Future Horizons: Digital Twins, Edge AI, and Beyond

The current generation of ML-based predictive maintenance is just the beginning. Emerging technologies will push the capability further, making weapon systems not just predictable but self-aware.

Digital Twins for End-to-End Lifecycle Management

A digital twin is a high-fidelity virtual replica of a physical weapon that updates in real time as the weapon is used. For a squad automatic weapon, the twin would reflect every round fired, every cleaning cycle, and every measured wear parameter. ML models running on the twin can simulate millions of hypothetical futures—different firing schedules, environmental conditions, and maintenance actions—to recommend the optimal service plan. The twin also serves as an historical record, enabling forensic analysis of a failure without destroying the evidence.
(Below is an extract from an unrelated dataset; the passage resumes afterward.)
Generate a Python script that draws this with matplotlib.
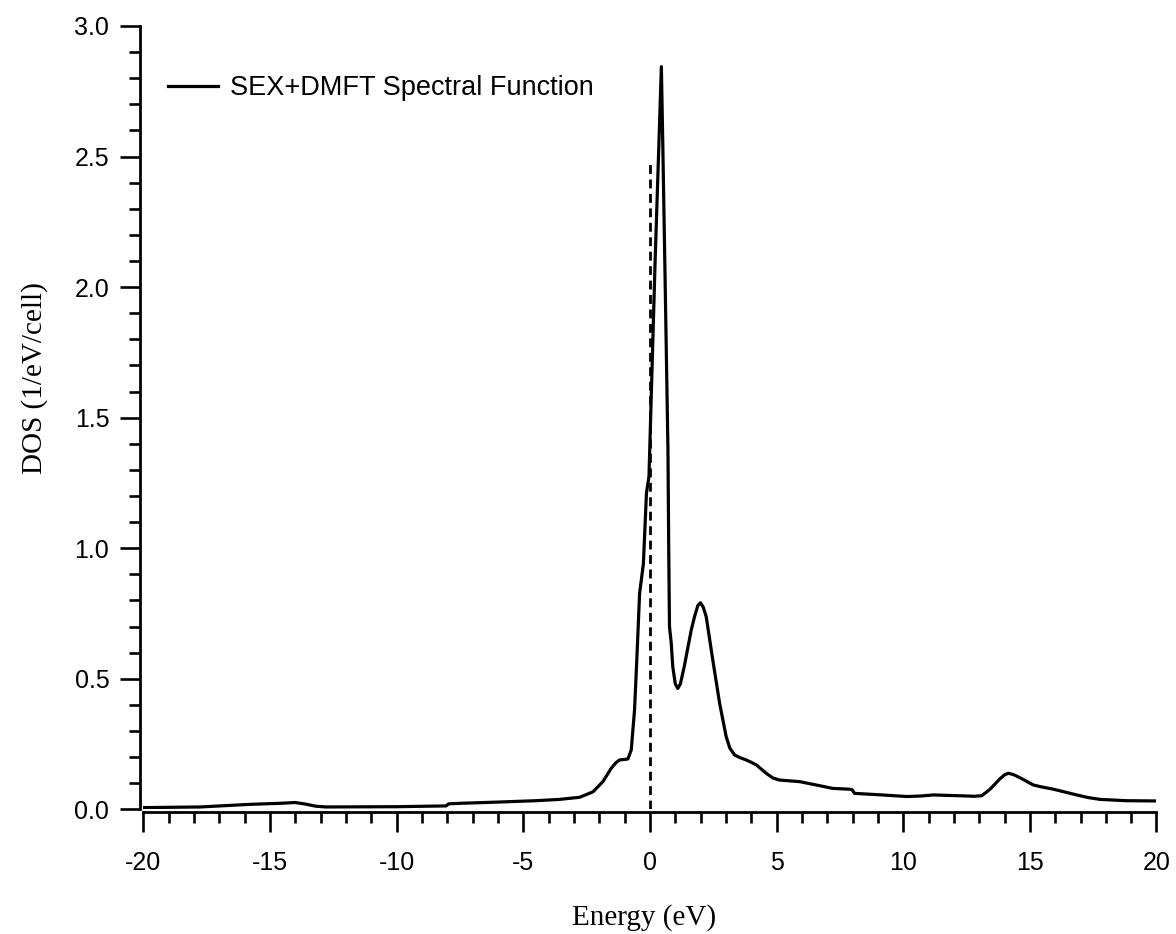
import matplotlib
matplotlib.use("Agg")
import matplotlib.pyplot as plt
from matplotlib.ticker import MultipleLocator, FormatStrFormatter

plt.rcParams["axes.unicode_minus"] = False

# spectral function (eV, states/eV/cell)
energy = [-19.96, -17.76, -15.79, -14.6, -14.01, -13.6, -13.2, -12.8, -10.0, -8.05,
          -7.95, -7.5, -5.92, -4.5, -3.57, -2.78, -2.25, -1.86, -1.53, -1.35,
          -1.2, -1.0, -0.87, -0.74, -0.61, -0.52, -0.41, -0.26, -0.14, -0.04,
          0.2, 0.45, 0.51, 0.60, 0.71, 0.74, 0.77, 0.84, 0.90, 1.0,
          1.10, 1.2, 1.36, 1.63, 1.76, 1.89, 1.99, 2.1, 2.22, 2.48,
          2.75, 3.01, 3.15, 3.34, 3.55, 3.80, 4.0, 4.20, 4.59, 4.85,
          5.12, 5.91, 6.57, 7.22, 7.88, 7.98, 8.08, 9.0, 10.14, 10.7,
          11.19, 12.2, 12.8, 13.1, 13.43, 13.8, 14.0, 14.15, 14.35, 14.61,
          15.14, 15.5, 15.93, 16.85, 17.3, 17.77, 18.8, 20.0]
dos = [0.0065, 0.009, 0.019, 0.023, 0.026, 0.02, 0.012, 0.009, 0.010, 0.013,
       0.021, 0.023, 0.028, 0.033, 0.038, 0.046, 0.067, 0.106, 0.157, 0.178,
       0.189, 0.191, 0.193, 0.227, 0.38, 0.572, 0.827, 0.94, 1.21, 1.274,
       2.09, 2.844, 2.525, 2.015, 1.376, 1.0, 0.70, 0.636, 0.546, 0.48,
       0.463, 0.48, 0.55, 0.687, 0.738, 0.78, 0.791, 0.775, 0.738, 0.572,
       0.406, 0.278, 0.235, 0.208, 0.198, 0.189, 0.18, 0.17, 0.138, 0.12,
       0.112, 0.106, 0.093, 0.080, 0.077, 0.075, 0.061, 0.056, 0.049, 0.051,
       0.055, 0.052, 0.050, 0.052, 0.077, 0.115, 0.132, 0.138, 0.133, 0.121,
       0.093, 0.085, 0.077, 0.055, 0.045, 0.038, 0.033, 0.032]

fermi_x = [0.0, 0.0]
fermi_y = [0.0, 2.48]

fig = plt.figure(figsize=(11.76, 9.34), dpi=100)
ax = fig.add_axes([0.122, 0.1335, 0.8614, 0.8387])

ax.plot(energy, dos, color="black", lw=2.3, solid_joinstyle="round",
        label="SEX+DMFT Spectral Function")
ax.plot(fermi_x, fermi_y, color="black", lw=2.0, ls=(0, (3.2, 2)))

ax.set_xlim(-20, 20)
ax.set_ylim(0, 3.0)

for s in ["top", "right"]:
    ax.spines[s].set_visible(False)
for s in ["left", "bottom"]:
    ax.spines[s].set_position(("outward", 2.2))
    ax.spines[s].set_linewidth(2.0)

ax.xaxis.set_major_locator(MultipleLocator(5))
ax.xaxis.set_minor_locator(MultipleLocator(1))
ax.yaxis.set_major_locator(MultipleLocator(0.5))
ax.yaxis.set_minor_locator(MultipleLocator(0.1))
ax.yaxis.set_major_formatter(FormatStrFormatter("%.1f"))
ax.tick_params(which="major", direction="out", length=14.4, width=1.9, labelsize=18)
ax.tick_params(which="minor", direction="out", length=8, width=1.9)
ax.tick_params(axis="x", which="major", pad=13.7)
ax.tick_params(axis="y", which="major", pad=8)
for lab in ax.get_xticklabels() + ax.get_yticklabels():
    lab.set_family("Liberation Sans")

ax.set_xlabel("Energy (eV)", family="Liberation Serif", fontsize=21)
ax.set_ylabel("DOS (1/eV/cell)", family="Liberation Serif", fontsize=21)
ax.xaxis.set_label_coords(0.494, -0.1209)
ax.yaxis.set_label_coords(-0.094, 0.5506)

ax.legend(loc="center left", bbox_to_anchor=(0.0242, 0.9208), frameon=False,
          prop={"family": "Liberation Sans", "size": 19.5},
          handlelength=1.85, handletextpad=0.44, borderpad=0, borderaxespad=0)

fig.savefig("out.png", dpi=100)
The Defense Advanced Research Projects Agency (DARPA) has invested in such concepts under programs like the Adaptive Vehicle Make (AVM), which pioneered model-based design and predictive sustainment for ground vehicles.

Federated Learning for Cross-Platform Insights Without Sharing Data

Data from weapons is often classified or operationally sensitive, making centralized model training difficult. Federated learning allows models to be trained collaboratively across multiple units or even allied nations without raw data ever leaving its source. A global model is distributed to local edge devices; each device trains on its own data and shares only encrypted model updates (gradients), which are then aggregated to improve the global model. This technique has strong applicability within NATO, where different countries could collectively improve predictive models for common weapon systems like the F-35’s gun pod without compromising national security.

Edge AI Processing on Weapon Platforms

Future weapons will embed AI chips directly into their control electronics, performing real-time signal processing and inference with millisecond latency. For a counter-rocket artillery mortar system, an onboard ML processor could detect a dangerously high chamber pressure on the very next round and automatically interrupt the firing sequence, while still alerting the crew. These edge models will need to be highly efficient—tiny neural networks quantized to run on low-power microcontrollers—and capable of learning incrementally from new failure signatures observed locally. The combination of edge AI and digital twins will create a closed-loop living system that gets smarter with every round fired.

Generative AI for Synthetic Failure Data

As mentioned earlier, the rarity of failures limits supervised learning. Advances in generative models, such as diffusion models and variational autoencoders, can now produce highly realistic synthetic sensor traces for any failure mode, given just a handful of examples. This will allow engineers to simulate thousands of “virtual failures,” train robust models, and validate system resilience before a single real-world incident occurs. When coupled with physics-based simulations, synthetic data generation can also explore failure modes never before encountered, future-proofing predictive systems against the unknown.

Conclusion

Machine learning is fundamentally altering the calculus of weapon system sustainment. By moving from reactive fix-it-when-it-breaks to predict-and-prevent, military forces are unlocking unprecedented levels of safety, readiness, and cost efficiency. The journey is complex: it demands a marriage of sensor technology, data architecture, cybersecurity, and human factors engineering. Yet the successes already seen in armored vehicles, naval guns, and aircraft systems prove that the vision is achievable. As digital twins, federated learning, and edge AI mature, the line between weapon and intelligent system will blur, giving soldiers, sailors, and airmen the reliability they need to focus on the mission, confident that their tools will perform when it matters most.